The economic evaluation model and framework proposed in this paper for the LNG value chain effectively handle diverse business combinations across different chain segments, providing a comprehensive view of costs and revenues. Unlike traditional evaluation methods, this model offers enhanced scope and adaptability, either upstream, like case 1, or downstream, like case 2. Its holistic approach to analyzing the value chain assists enterprises in identifying potential upstream and downstream collaboration opportunities, thereby mitigating risks through integrated chain processes.
This model and framework not only enable the economic valuation of assets but also support quantitative economic assessments that address the real-world business challenges encountered by enterprises investing in various chain segments. By integrating detailed cost–benefit analyses with strategic insights, it facilitates informed decision-making and strategic planning. Moreover, it enhances the understanding of operational dynamics and optimizes resource allocation across the entire LNG value chain, fostering sustainable growth and competitive advantage.
However, the method and model proposed in this paper have some limitations and can be improved in the future.
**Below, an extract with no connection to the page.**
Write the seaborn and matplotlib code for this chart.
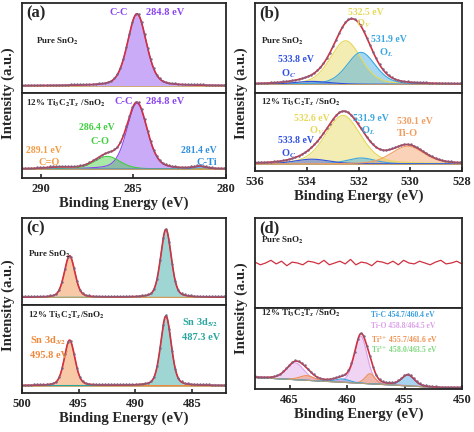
import numpy as np
import matplotlib
matplotlib.use("Agg")
import matplotlib.pyplot as plt
import seaborn as sns

sns.set_theme(style="ticks")
plt.rcParams['font.family'] = ['Liberation Serif', 'DejaVu Serif']
plt.rcParams['font.weight'] = 'bold'
plt.rcParams['mathtext.fontset'] = 'stix'

# ---- data: fitted peak parameters (center eV, height, FWHM) ----
a_top_peaks = [(284.8, 1.00, 1.2, "#8b45f0")]
a_bot_peaks = [(284.8, 0.88, 1.3, "#8b45f0"), (286.4, 0.17, 1.6, "#3fcf3f"),
               (289.1, 0.02, 1.6, "#f39c45"), (281.4, 0.03, 0.8, "#2e8fe0")]
b_top_peaks = [(532.5, 0.75, 1.4, "#e6d95a"), (531.9, 0.55, 1.3, "#3ba7e0"),
               (533.8, 0.05, 1.6, "#3050e0")]
b_bot_peaks = [(532.6, 0.82, 1.6, "#e6d95a"), (531.9, 0.10, 1.3, "#3ba7e0"),
               (533.8, 0.08, 1.6, "#3050e0"), (530.1, 0.30, 1.5, "#f39c60")]
c_top_peaks = [(495.8, 0.55, 1.1, "#f0883a"), (487.3, 0.90, 1.1, "#2aa6a0")]
c_bot_peaks = [(495.8, 0.62, 1.1, "#f0883a"), (487.3, 0.95, 1.1, "#2aa6a0")]
d_bot_peaks = [(458.8, 0.70, 1.3, "#dca0e8"), (464.5, 0.25, 1.8, "#dca0e8"),
               (458.0, 0.15, 1.0, "#f09050"), (463.5, 0.07, 1.5, "#f09050"),
               (454.7, 0.16, 1.3, "#3aa0e0"), (460.4, 0.05, 1.5, "#3aa0e0")]
d_top_noise = [0.01, -0.02, 0.00, 0.03, -0.01, 0.02, -0.03, 0.01, 0.00, -0.02,
               0.02, 0.01, -0.01, 0.03, -0.02, 0.00, 0.02, -0.01, 0.04, -0.02,
               0.01, 0.00, -0.03, 0.02, 0.01, -0.01, 0.02, -0.02, 0.03, 0.00,
               -0.01, 0.02, 0.00, -0.02, 0.01, 0.03, -0.01, 0.00, 0.02, -0.01]

def peak(x, c, h, w):
    s = w / 2.3548
    g = np.exp(-(x - c) ** 2 / (2 * s * s))
    l = 1 / (1 + ((x - c) / (w / 2)) ** 2)
    return h * (0.7 * g + 0.3 * l)

def draw(ax, x, peaks, base=None, dots=True):
    if base is None:
        base = np.zeros_like(x)
    total = base.copy()
    for c, h, w, col in peaks:
        y = peak(x, c, h, w)
        ax.fill_between(x, base, base + y, color=col, alpha=0.45, lw=0)
        ax.plot(x, base + y, color=col, lw=0.8)
        total += y
    ax.plot(x, base, color="#c8a060", lw=0.6)
    ax.plot(x, total, color="#d03040", lw=1.2)
    if dots:
        ax.plot(x[::6], total[::6] + 0.01, ls="none", marker=".", ms=1.5, color="#806080")

fig = plt.figure(figsize=(4.74, 4.32), dpi=100)
W, H = 474, 432
def axbox(l, t, r, b):
    return fig.add_axes([l / W, 1 - b / H, (r - l) / W, (b - t) / H])

panels = [
    ("(a)", (291, 280), [290, 285, 280], 22, 3, 226, 93, 178),
    ("(b)", (536, 528), [536, 534, 532, 530, 528], 255, 3, 462, 93, 171),
    ("(c)", (500, 482), [500, 495, 490, 485], 22, 218, 226, 305, 393),
    ("(d)", (468, 450), [465, 460, 455, 450], 255, 218, 462, 308, 389),
]
axes = {}
for name, xl, ticks, l, t, r, m, b in panels:
    top = axbox(l, t, r, m)
    bot = axbox(l, m, r, b)
    for ax in (top, bot):
        ax.set_xlim(*xl)
        ax.set_yticks([])
        for sp in ax.spines.values():
            sp.set_linewidth(1.3)
    top.set_xticks([])
    bot.set_xticks(ticks)
    bot.tick_params(labelsize=9, length=3, width=1.2, direction="in")
    bot.set_xlabel("Binding Energy (eV)", fontsize=10.5, fontweight="bold", labelpad=1)
    fig.text((l - 14) / W, 1 - m / H, "Intensity (a.u.)", rotation=90, ha="center",
             va="center", fontsize=10.5, fontweight="bold")
    top.text(0.02, 0.97, name, transform=top.transAxes, fontsize=12, va="top", fontweight="bold")
    axes[name] = (top, bot)

# (a)
x = np.linspace(291, 280, 400)
t, b = axes["(a)"]
draw(t, x, a_top_peaks); t.set_ylim(-0.1, 1.15)
draw(b, x, a_bot_peaks); b.set_ylim(-0.12, 1.02)
t.text(0.07, 0.55, "Pure SnO$_\\mathbf{2}$", transform=t.transAxes, fontsize=6.5)
t.text(286.3, 0.98, "C-C", color="#8b45f0", fontsize=7.5); t.text(284.3, 0.98, "284.8 eV", color="#8b45f0", fontsize=7.5)
b.text(0.02, 0.85, "12% Ti$_3$C$_2$T$_x$ /SnO$_2$", transform=b.transAxes, fontsize=6.5)
b.text(286.0, 0.87, "C-C", color="#8b45f0", fontsize=7.5); b.text(284.3, 0.87, "284.8 eV", color="#8b45f0", fontsize=7.5)
b.text(287.9, 0.53, "286.4 eV", color="#3fcf3f", fontsize=7); b.text(287.3, 0.33, "C-O", color="#3fcf3f", fontsize=7.5)
b.text(290.8, 0.22, "289.1 eV", color="#f39c45", fontsize=7); b.text(290.1, 0.05, "C=O", color="#f39c45", fontsize=7.5)
b.text(282.4, 0.22, "281.4 eV", color="#2e8fe0", fontsize=7); b.text(281.6, 0.05, "C-Ti", color="#2e8fe0", fontsize=7.5)

# (b)
x = np.linspace(536, 528, 400)
t, b = axes["(b)"]
draw(t, x, b_top_peaks); t.set_ylim(-0.15, 1.4)
draw(b, x, b_bot_peaks); b.set_ylim(-0.12, 1.2)
t.text(0.03, 0.55, "Pure SnO$_2$", transform=t.transAxes, fontsize=6.5)
t.text(532.4, 1.2, "532.5 eV", color="#e6d95a", fontsize=7); t.text(532.1, 1.0, "O$_V$", color="#e6d95a", fontsize=7.5)
t.text(531.5, 0.72, "531.9 eV", color="#3ba7e0", fontsize=7); t.text(531.2, 0.5, "O$_L$", color="#3ba7e0", fontsize=7.5)
t.text(535.1, 0.38, "533.8 eV", color="#3050e0", fontsize=7); t.text(535.0, 0.13, "O$_C$", color="#3050e0", fontsize=7.5)
b.text(0.03, 0.85, "12% Ti$_3$C$_2$T$_x$ /SnO$_2$", transform=b.transAxes, fontsize=6.5)
b.text(534.5, 0.72, "532.6 eV", color="#e6d95a", fontsize=7); b.text(533.9, 0.52, "O$_V$", color="#e6d95a", fontsize=7.5)
b.text(532.2, 0.72, "531.9 eV", color="#3ba7e0", fontsize=7); b.text(531.9, 0.52, "O$_L$", color="#3ba7e0", fontsize=7.5)
b.text(530.5, 0.68, "530.1 eV", color="#f39c60", fontsize=7); b.text(530.5, 0.48, "Ti-O", color="#f39c60", fontsize=7.5)
b.text(535.1, 0.35, "533.8 eV", color="#3050e0", fontsize=7); b.text(535.0, 0.12, "O$_C$", color="#3050e0", fontsize=7.5)

# (c)
x = np.linspace(500, 482, 400)
t, b = axes["(c)"]
draw(t, x, c_top_peaks); t.set_ylim(-0.1, 1.05)
draw(b, x, c_bot_peaks); b.set_ylim(-0.1, 1.1)
t.text(0.03, 0.55, "Pure SnO$_2$", transform=t.transAxes, fontsize=6.5)
b.text(0.03, 0.85, "12% Ti$_3$C$_2$T$_x$/SnO$_2$", transform=b.transAxes, fontsize=6.5)
b.text(499.3, 0.58, "Sn 3d$_{3/2}$", color="#f0883a", fontsize=7.5); b.text(499.3, 0.38, "495.8 eV", color="#f0883a", fontsize=7.5)
b.text(485.9, 0.82, "Sn 3d$_{5/2}$", color="#2aa6a0", fontsize=7.5); b.text(485.9, 0.62, "487.3 eV", color="#2aa6a0", fontsize=7.5)

# (d)
t, b = axes["(d)"]
xn = np.linspace(468, 450, len(d_top_noise))
t.plot(xn, d_top_noise, color="#d03040", lw=0.9); t.set_ylim(-0.5, 0.5)
t.text(0.03, 0.72, "Pure SnO$_2$", transform=t.transAxes, fontsize=6.5)
x = np.linspace(468, 450, 400)
base = 0.15 * np.clip((x - 452) / 16, 0, 1) + 0.02
draw(b, x, d_bot_peaks, base=base); b.set_ylim(0, 1.2)
b.text(0.03, 0.9, "12% Ti$_3$C$_2$T$_x$ /SnO$_2$", transform=b.transAxes, fontsize=6.5)
for i, (txt, col) in enumerate([("Ti-C 454.7/460.4 eV", "#3aa0e0"), ("Ti-O 458.8/464.5 eV", "#dca0e8"),
                                ("Ti$^{2+}$ 455.7/461.6 eV", "#f09050"), ("Ti$^{3+}$ 458.0/463.5 eV", "#7ed87e")]):
    b.text(0.56, 0.96 - i * 0.135, txt, color=col, transform=b.transAxes, fontsize=5.5, va="top")

fig.savefig("out.png", dpi=100)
They do not dynamically track the location and shipping routes of LNG ships, which is essential for optimizing shipping and sales strategies. Furthermore, the model lacks optimization methods or algorithms, reducing its practical applicability.
6. Conclusions
Compared to crude oil, LNG has higher production and global transportation costs and more challenging investment risks. Traditional evaluation and management methods for oil and gas projects are no longer adequate for the current complex LNG business models.
This paper provides a comprehensive analysis of the business models and key factors across all segments of the LNG industry, including upstream, liquefaction, shipping, regasification, and consumption. It develops an economic evaluation framework applicable to various combinations of industry chain segments. For common commercial scenarios, models for both upstream and downstream integrated projects are established, followed by case analyses.
The integrated economic model for LNG business developed in this paper considers factors across all segments of the industry chain, enabling comprehensive economic evaluations for complex multi-segment business models. It also enhances the risk analysis of linkages and combinations within the LNG industry chain, optimizing the profitability of gas projects. This model offers significant practical value, aiding LNG investors in making informed investment decisions and optimizing their portfolios, thereby achieving better profitability.